Deal Me In Lite, Week 8: “Who Do You Think Did It?” by Stephen Leacock
This week we go back to the humorous short stories with the six of hearts and a story by the famous Canadian humorist, Stephen Leacock. His style of humor is definitely in the vein of Robert Benchley’s works, and in fact Leacock is said to have greatly admired Benchley. Among famous admirers of Leacock’s humor were Jack Benny and Groucho Marx, to name two, so if you are unfamiliar with his writings, that should give you some idea of his style – dry wit, with a penchant for wordplay and absurd situations and ideas.
A little about Leacock: he was born in England but went to college in Canada and basically ended up in Canada for the majority of his life. One thing I did not know was that he earned a doctorate in political science and political economy from the University of Chicago, and spent most of his career at McGill University where he held an endowed chair in political economy.
Before I read “Who Do You Think Did It?” just about the only Leacock story I was familiar with was “Gertrude the Governess.” It’s very funny and I think has probably been widely anthologized. The present story, as the title implies, is Leacock’s send-up of the typical murder mystery. It’s not a “knee-slapper,” as the saying goes, but it is humorous in a dry, understated way.
For example, Leacock lampoons the classic murder mystery way of gathering clues:
“Now, then,” continued Kent, “what about tracks, footmarks? Had you thought of them?”
“Yes, first thing. The whole lawn is covered with them, all stamped down. Look at these, for instance. These are the tracks of a man with a wooden leg”—Kent nodded—“in all probability a sailor, newly landed from Java, carrying a Singapore walking-stick, and with a tin-whistle tied round his belt.”

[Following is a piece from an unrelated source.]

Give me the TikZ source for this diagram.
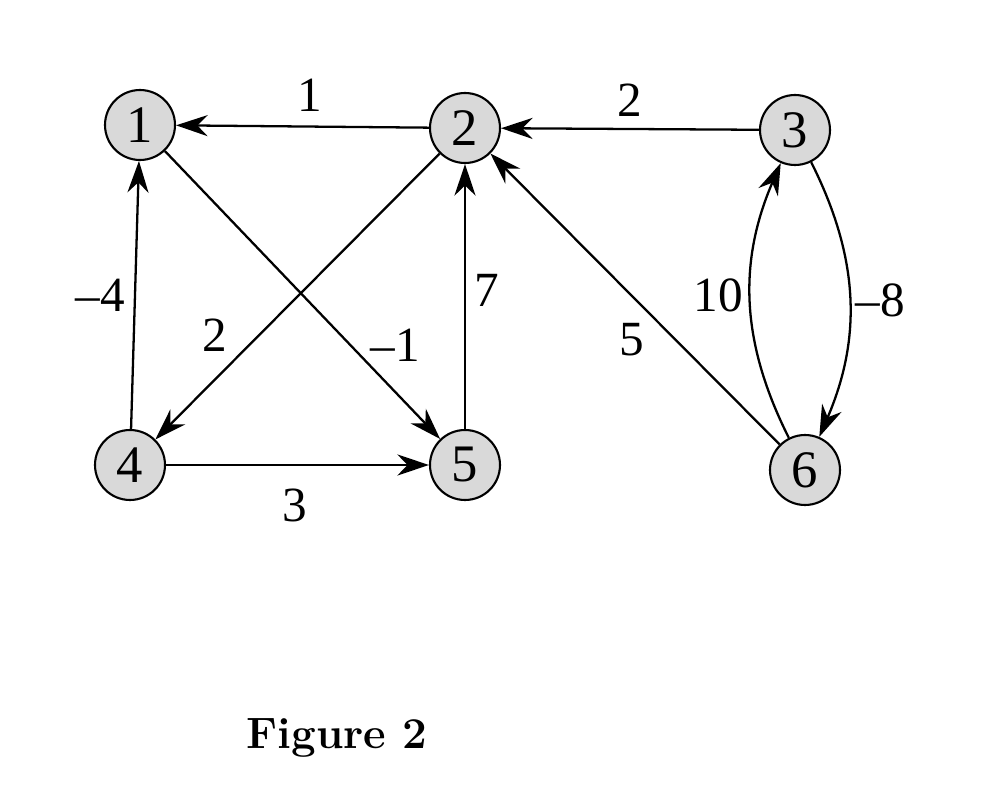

“Yes, I see that,” said Kent thoughtfully. “The weight of the whistle weighs him down a little on the right side.”
And it gets even better:
“I must try in another direction,” said Kent. “Let me reconstruct the whole thing. I must weave a chain of analysis. Kivas Kelly was a bachelor, was he not?”
“He was. He lived alone here.”
“Very good, I suppose he had in his employ a butler who had been with him for twenty years—” Edwards nodded. “I suppose you’ve arrested him?”
“At once,” said the Inspector. “We always arrest the butler, Mr. Kent. They expect it. In fact, this man, Williams, gave himself up at once.”
“And let me see,” continued the Investigator. “I presume there was a housekeeper who lived on the top floor, and who had been stone deaf for ten years?”
“She had heard nothing during the murder?”
“Not a thing. But this may have been on account of her deafness.”
“True, true,” murmured Kent. “And I suppose there was a coachman, a thoroughly reliable man, who lived with his wife at the back of the house—”
“But who had taken his wife over to see a relation on the night of the murder, and who did not return until an advanced hour. Mr. Kent, we’ve been all over that. There’s nothing in it.”
The plot of this story hardly matters because it borders on the absurd. Suffice it to say that everything gets wrapped up in a completely implausible way, adding to the ridiculousness of the plot. I wouldn’t want a steady diet of this kind of story, but as an occasional respite from more serious types of stories, it was very welcome.